* Instructions for the task *
Return each line of the listing below, unchanged, and omit the images.

* Supplied material *
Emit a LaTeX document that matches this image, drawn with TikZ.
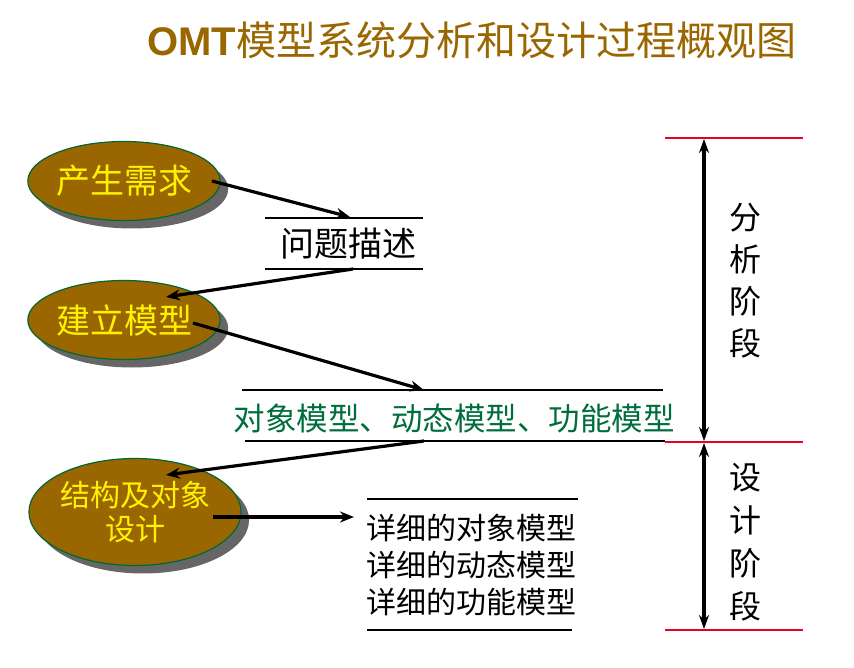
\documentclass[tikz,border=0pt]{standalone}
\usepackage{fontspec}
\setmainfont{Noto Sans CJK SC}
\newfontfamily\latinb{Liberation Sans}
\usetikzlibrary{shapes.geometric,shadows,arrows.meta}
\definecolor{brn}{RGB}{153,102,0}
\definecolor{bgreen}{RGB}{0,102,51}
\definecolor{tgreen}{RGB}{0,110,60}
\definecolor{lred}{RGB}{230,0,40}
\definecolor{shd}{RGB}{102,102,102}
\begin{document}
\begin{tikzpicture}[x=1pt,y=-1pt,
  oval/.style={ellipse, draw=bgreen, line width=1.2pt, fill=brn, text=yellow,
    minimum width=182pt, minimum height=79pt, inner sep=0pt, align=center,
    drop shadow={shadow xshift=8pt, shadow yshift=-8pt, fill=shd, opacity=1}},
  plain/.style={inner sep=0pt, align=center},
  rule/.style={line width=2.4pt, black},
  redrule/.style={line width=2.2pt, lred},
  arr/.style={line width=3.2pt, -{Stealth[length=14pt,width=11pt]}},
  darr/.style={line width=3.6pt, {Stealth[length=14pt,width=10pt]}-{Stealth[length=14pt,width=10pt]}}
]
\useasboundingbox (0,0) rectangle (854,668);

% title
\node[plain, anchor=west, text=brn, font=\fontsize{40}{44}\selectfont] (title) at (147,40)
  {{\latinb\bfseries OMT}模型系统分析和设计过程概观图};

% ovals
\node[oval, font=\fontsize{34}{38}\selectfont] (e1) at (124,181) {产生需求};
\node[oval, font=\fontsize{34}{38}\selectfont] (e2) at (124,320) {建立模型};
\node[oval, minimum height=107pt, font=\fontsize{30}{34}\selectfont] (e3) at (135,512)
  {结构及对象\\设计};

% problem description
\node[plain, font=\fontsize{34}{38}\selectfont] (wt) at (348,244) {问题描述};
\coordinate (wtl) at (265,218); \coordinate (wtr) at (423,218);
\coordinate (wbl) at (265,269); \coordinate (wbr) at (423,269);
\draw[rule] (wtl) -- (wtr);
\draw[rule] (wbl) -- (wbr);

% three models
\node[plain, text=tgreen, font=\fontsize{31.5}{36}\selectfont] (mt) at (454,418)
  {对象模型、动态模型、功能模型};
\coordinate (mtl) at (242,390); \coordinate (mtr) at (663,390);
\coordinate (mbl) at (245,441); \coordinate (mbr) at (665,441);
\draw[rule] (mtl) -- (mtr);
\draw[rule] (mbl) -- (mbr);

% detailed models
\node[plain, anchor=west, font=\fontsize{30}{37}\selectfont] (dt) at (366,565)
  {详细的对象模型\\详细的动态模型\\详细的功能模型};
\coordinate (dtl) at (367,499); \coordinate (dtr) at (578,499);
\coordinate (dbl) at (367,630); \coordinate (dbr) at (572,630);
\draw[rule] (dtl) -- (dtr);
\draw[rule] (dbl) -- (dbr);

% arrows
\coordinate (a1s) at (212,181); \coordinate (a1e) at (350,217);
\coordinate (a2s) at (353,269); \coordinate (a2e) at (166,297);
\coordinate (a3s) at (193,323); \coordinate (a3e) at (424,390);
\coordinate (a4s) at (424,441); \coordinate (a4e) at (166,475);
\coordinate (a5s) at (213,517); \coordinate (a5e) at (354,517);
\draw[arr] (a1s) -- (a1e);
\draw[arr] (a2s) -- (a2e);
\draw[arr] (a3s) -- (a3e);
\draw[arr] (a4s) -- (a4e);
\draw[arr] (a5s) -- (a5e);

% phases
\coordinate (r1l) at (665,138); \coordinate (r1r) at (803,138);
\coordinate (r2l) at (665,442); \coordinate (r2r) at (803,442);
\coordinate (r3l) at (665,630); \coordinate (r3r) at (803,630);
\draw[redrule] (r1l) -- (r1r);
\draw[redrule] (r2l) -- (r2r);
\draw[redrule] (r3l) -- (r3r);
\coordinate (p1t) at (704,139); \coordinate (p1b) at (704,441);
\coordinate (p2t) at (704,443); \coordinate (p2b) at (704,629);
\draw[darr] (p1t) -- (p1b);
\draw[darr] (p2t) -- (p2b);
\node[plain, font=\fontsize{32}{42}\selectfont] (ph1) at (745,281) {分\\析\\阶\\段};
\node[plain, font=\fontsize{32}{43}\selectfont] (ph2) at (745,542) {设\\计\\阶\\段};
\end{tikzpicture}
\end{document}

* Written reply *
Emit a LaTeX document that matches this image, drawn with TikZ.
\documentclass[tikz,border=0pt]{standalone}
\usepackage{fontspec}
\setmainfont{Noto Sans CJK SC}
\newfontfamily\latinb{Liberation Sans}
\usetikzlibrary{shapes.geometric,shadows,arrows.meta}
\definecolor{brn}{RGB}{153,102,0}
\definecolor{bgreen}{RGB}{0,102,51}
\definecolor{tgreen}{RGB}{0,110,60}
\definecolor{lred}{RGB}{230,0,40}
\definecolor{shd}{RGB}{102,102,102}
\begin{document}
\begin{tikzpicture}[x=1pt,y=-1pt,
  oval/.style={ellipse, draw=bgreen, line width=1.2pt, fill=brn, text=yellow,
    minimum width=182pt, minimum height=79pt, inner sep=0pt, align=center,
    drop shadow={shadow xshift=8pt, shadow yshift=-8pt, fill=shd, opacity=1}},
  plain/.style={inner sep=0pt, align=center},
  rule/.style={line width=2.4pt, black},
  redrule/.style={line width=2.2pt, lred},
  arr/.style={line width=3.2pt, -{Stealth[length=14pt,width=11pt]}},
  darr/.style={line width=3.6pt, {Stealth[length=14pt,width=10pt]}-{Stealth[length=14pt,width=10pt]}}
]
\useasboundingbox (0,0) rectangle (854,668);

% title
\node[plain, anchor=west, text=brn, font=\fontsize{40}{44}\selectfont] (title) at (147,40)
  {{\latinb\bfseries OMT}模型系统分析和设计过程概观图};

% ovals
\node[oval, font=\fontsize{34}{38}\selectfont] (e1) at (124,181) {产生需求};
\node[oval, font=\fontsize{34}{38}\selectfont] (e2) at (124,320) {建立模型};
\node[oval, minimum height=107pt, font=\fontsize{30}{34}\selectfont] (e3) at (135,512)
  {结构及对象\\设计};

% problem description
\node[plain, font=\fontsize{34}{38}\selectfont] (wt) at (348,244) {问题描述};
\coordinate (wtl) at (265,218); \coordinate (wtr) at (423,218);
\coordinate (wbl) at (265,269); \coordinate (wbr) at (423,269);
\draw[rule] (wtl) -- (wtr);
\draw[rule] (wbl) -- (wbr);

% three models
\node[plain, text=tgreen, font=\fontsize{31.5}{36}\selectfont] (mt) at (454,418)
  {对象模型、动态模型、功能模型};
\coordinate (mtl) at (242,390); \coordinate (mtr) at (663,390);
\coordinate (mbl) at (245,441); \coordinate (mbr) at (665,441);
\draw[rule] (mtl) -- (mtr);
\draw[rule] (mbl) -- (mbr);

% detailed models
\node[plain, anchor=west, font=\fontsize{30}{37}\selectfont] (dt) at (366,565)
  {详细的对象模型\\详细的动态模型\\详细的功能模型};
\coordinate (dtl) at (367,499); \coordinate (dtr) at (578,499);
\coordinate (dbl) at (367,630); \coordinate (dbr) at (572,630);
\draw[rule] (dtl) -- (dtr);
\draw[rule] (dbl) -- (dbr);

% arrows
\coordinate (a1s) at (212,181); \coordinate (a1e) at (350,217);
\coordinate (a2s) at (353,269); \coordinate (a2e) at (166,297);
\coordinate (a3s) at (193,323); \coordinate (a3e) at (424,390);
\coordinate (a4s) at (424,441); \coordinate (a4e) at (166,475);
\coordinate (a5s) at (213,517); \coordinate (a5e) at (354,517);
\draw[arr] (a1s) -- (a1e);
\draw[arr] (a2s) -- (a2e);
\draw[arr] (a3s) -- (a3e);
\draw[arr] (a4s) -- (a4e);
\draw[arr] (a5s) -- (a5e);

% phases
\coordinate (r1l) at (665,138); \coordinate (r1r) at (803,138);
\coordinate (r2l) at (665,442); \coordinate (r2r) at (803,442);
\coordinate (r3l) at (665,630); \coordinate (r3r) at (803,630);
\draw[redrule] (r1l) -- (r1r);
\draw[redrule] (r2l) -- (r2r);
\draw[redrule] (r3l) -- (r3r);
\coordinate (p1t) at (704,139); \coordinate (p1b) at (704,441);
\coordinate (p2t) at (704,443); \coordinate (p2b) at (704,629);
\draw[darr] (p1t) -- (p1b);
\draw[darr] (p2t) -- (p2b);
\node[plain, font=\fontsize{32}{42}\selectfont] (ph1) at (745,281) {分\\析\\阶\\段};
\node[plain, font=\fontsize{32}{43}\selectfont] (ph2) at (745,542) {设\\计\\阶\\段};
\end{tikzpicture}
\end{document}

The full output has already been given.